As agentic AI systems become more capable, a subtle but important shift is taking place. The focus is moving away from the model itself and towards the environment in which it operates. In this context, a term that previously sat in the background is gaining prominence: harness engineering.
At its core, harness engineering describes the deliberate design of the system surrounding an AI agent. The often-cited formula is simple: agent = model + harness. The model provides the raw capability, the harness ensures that this capability works reliably, safely and consistently in real-world conditions.
The real differentiation happens outside the model
A harness goes far beyond a well-crafted prompt. It includes tool access, instruction frameworks, guardrails, testing layers, validation mechanisms, logging, monitoring and retry logic. In essence, it is everything that turns an experimental AI into a production-ready system.
The underlying idea is straightforward but powerful. Errors are not just corrected in isolation; they are translated into system-level improvements. When an agent makes the same mistake repeatedly, the response is not simply adjusted. Instead, the surrounding system is refined so that the error no longer occurs in the first place.
This shifts the focus from reactive fixes to structural reliability. And that is precisely what makes harness engineering central to modern AI systems.
Why the harness is becoming more important than the model
In practice, it is increasingly clear that differences in the harness can have a greater impact than switching between similarly capable models. A well-designed harness can significantly enhance a mid-tier model, while a weak one can undermine even the most advanced system.
Key components include structured testing, automated validation loops, clearly defined architectural rules, controlled tool access and continuous quality checks. Together, these elements ensure that an agent does not just complete a task once, but does so consistently under varying conditions.
This is where the competitive landscape is shifting. It is no longer just about who has the best model, but who builds the most robust system around it.
The building blocks of an effective harness
A strong harness begins with context control. What information does the agent actually see? Which files, examples and rules are included? This selection heavily influences how well the agent understands the task at hand.
On top of that come constraints. These define what the agent is allowed to do and what it is not. They include security boundaries, architectural guidelines and permitted tools. Without these limits, systems quickly become unpredictable.
Feedback systems form the next critical layer. Tests, linters, build checks and automated validation ensure that outputs are not only generated but verified. Many modern agents already operate in loops where they test their own outputs and refine them if necessary.
Equally important is observability. Logs, traces and error analysis make it possible to identify recurring issues.

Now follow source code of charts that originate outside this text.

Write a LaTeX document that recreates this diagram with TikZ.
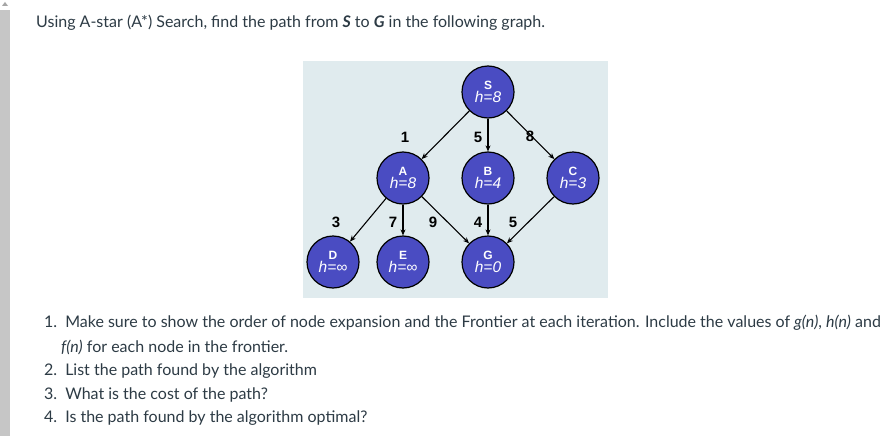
\documentclass[tikz,border=0pt]{standalone}
\usepackage{fontspec}
\setmainfont{Lato}
\setsansfont{Liberation Sans}
\usetikzlibrary{arrows.meta}
\definecolor{bgc}{HTML}{E0EBEE}
\definecolor{nodec}{HTML}{4A4CC2}
\definecolor{txt}{HTML}{2D3B45}
\tikzset{
 gn/.style={circle,draw=black,line width=1.2pt,fill=nodec,minimum size=52pt,inner sep=0pt,align=center,text=white,font=\sffamily\fontsize{15.5}{15}\selectfont},
 ed/.style={-{Stealth[length=6pt,width=5pt]},line width=1.1pt},
 wl/.style={font=\sffamily\bfseries\fontsize{15}{15}\selectfont,text=black},
 tx/.style={anchor=west,text=txt,font=\fontsize{16}{19}\selectfont,inner sep=0pt}
}
\begin{document}
\begin{tikzpicture}[x=1pt,y=-1pt]
\useasboundingbox (0,0) rectangle (880,436);
\fill[white] (0,0) rectangle (880,436);
\fill[gray!45] (0,10) rectangle (10,436);
\fill[gray!70] (2,6) -- (5,2) -- (8,6) -- cycle;
\node[tx] (title) at (36,23) {Using A-star (A*) Search, find the path from \textbf{\textit{S}} to \textbf{\textit{G}} in the following graph.};
\fill[bgc] (303,61) rectangle (608,298);
\node[gn] (S) at (488,92) {\textbf{\large S}\\[-2pt]\textit{h=8}};
\node[gn] (A) at (403,178) {\textbf{\large A}\\[-2pt]\textit{h=8}};
\node[gn] (B) at (488,178) {\textbf{\large B}\\[-2pt]\textit{h=4}};
\node[gn] (C) at (573,178) {\textbf{\large C}\\[-2pt]\textit{h=3}};
\node[gn] (D) at (333,262) {\textbf{\large D}\\[-2pt]\textit{h=∞}};
\node[gn] (E) at (403,262) {\textbf{\large E}\\[-2pt]\textit{h=∞}};
\node[gn] (G) at (488,262) {\textbf{\large G}\\[-2pt]\textit{h=0}};
\draw[ed] (S) -- (A);
\draw[ed] (S) -- (B);
\draw[ed] (S) -- (C);
\draw[ed] (A) -- (D);
\draw[ed] (A) -- (E);
\draw[ed] (A) -- (G);
\draw[ed] (B) -- (G);
\draw[ed] (C) -- (G);
\node[wl] (w1) at (405,137) {1};
\node[wl] (w5) at (478,137) {5};
\node[wl] (w8) at (530,136) {8};
\node[wl] (w3) at (336,222) {3};
\node[wl] (w7) at (393,222) {7};
\node[wl] (w9) at (433,222) {9};
\node[wl] (w4) at (478,222) {4};
\node[wl] (w5b) at (513,222) {5};
\node[tx] (l1) at (44,323) {1.\enspace Make sure to show the order of node expansion and the Frontier at each iteration. Include the values of \textit{g(n)}, \textit{h(n)} and};
\node[tx] (l1b) at (61,347) {\textit{f(n)} for each node in the frontier.};
\node[tx] (l2) at (44,371) {2.\enspace List the path found by the algorithm};
\node[tx] (l3) at (44,395) {3.\enspace What is the cost of the path?};
\node[tx] (l4) at (44,418) {4.\enspace Is the path found by the algorithm optimal?};
\end{tikzpicture}
\end{document}
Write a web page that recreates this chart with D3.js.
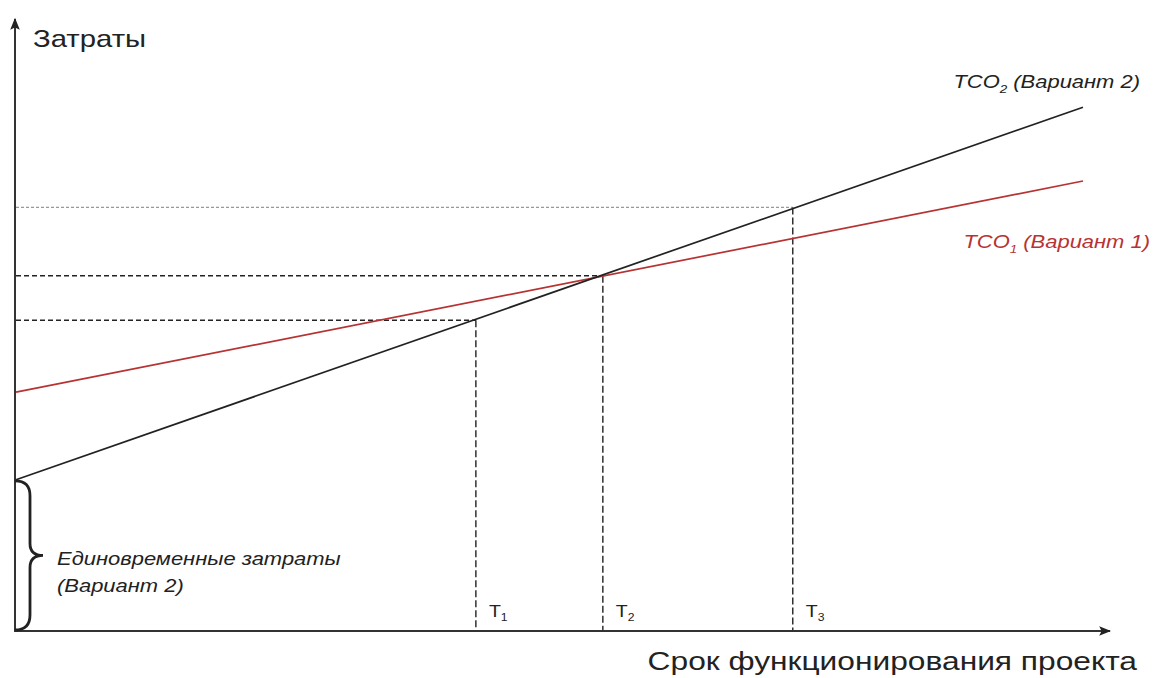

Without this visibility, systems cannot improve in a structured way.
Finally, there is the improvement loop. Recurring errors are turned into new rules, tests or instructions. Over time, the harness itself becomes more capable. The system evolves not just at the model level, but at the system level.
More than prompt engineering
Harness engineering is often confused with prompt engineering, but the two are fundamentally different in scope. Prompt engineering focuses on crafting individual inputs, while harness engineering encompasses the entire operational environment of an agent.
This includes prompts, but also roles, tool access, safety mechanisms, testing and monitoring. It sits at the intersection of software engineering, DevOps and AI design.
This broader perspective is necessary because modern agents do not operate in isolation. They interact with APIs, databases, codebases and user inputs. Without a well-defined framework, such systems quickly become unstable.
Where harness engineering is already in use
In production-grade agent systems, harness engineering is already standard practice. Systems built around tools like coding agents, internal automation frameworks or enterprise AI platforms are distinguished less by the underlying model and more by the quality of their harness.
The key differentiator is no longer intelligence alone, but control. Successful systems are those that can detect, limit and systematically reduce errors over time.
This becomes especially critical in complex workflows such as software development, data analysis or automated business processes. In these contexts, success is not defined by a single correct answer, but by sustained reliability across many steps.
A concept with roots outside AI
Interestingly, the term harness engineering originates from a completely different domain. In traditional engineering, it refers to the design of wiring harnesses in industries such as automotive and aerospace. There, the goal is to ensure that complex systems function reliably under real-world conditions.
The analogy translates well to AI. In both cases, the focus is not on individual components, but on how they are connected. A strong system is not defined by a single powerful element, but by the way everything works together.
The real leverage for organisations
For organisations, harness engineering represents a shift in priorities. Instead of focusing solely on model selection or prompt optimisation, the emphasis moves towards how agents are embedded, controlled and monitored.
Three questions become central. What task should the agent perform reliably? Which errors occur repeatedly? And which control mechanisms can prevent those errors in the future?
This is where harness engineering truly begins. It is less a specific technique than a way of thinking. The goal is not to perfect individual outputs, but to design the system that produces them.
And that is where the next major competitive advantage in AI will emerge.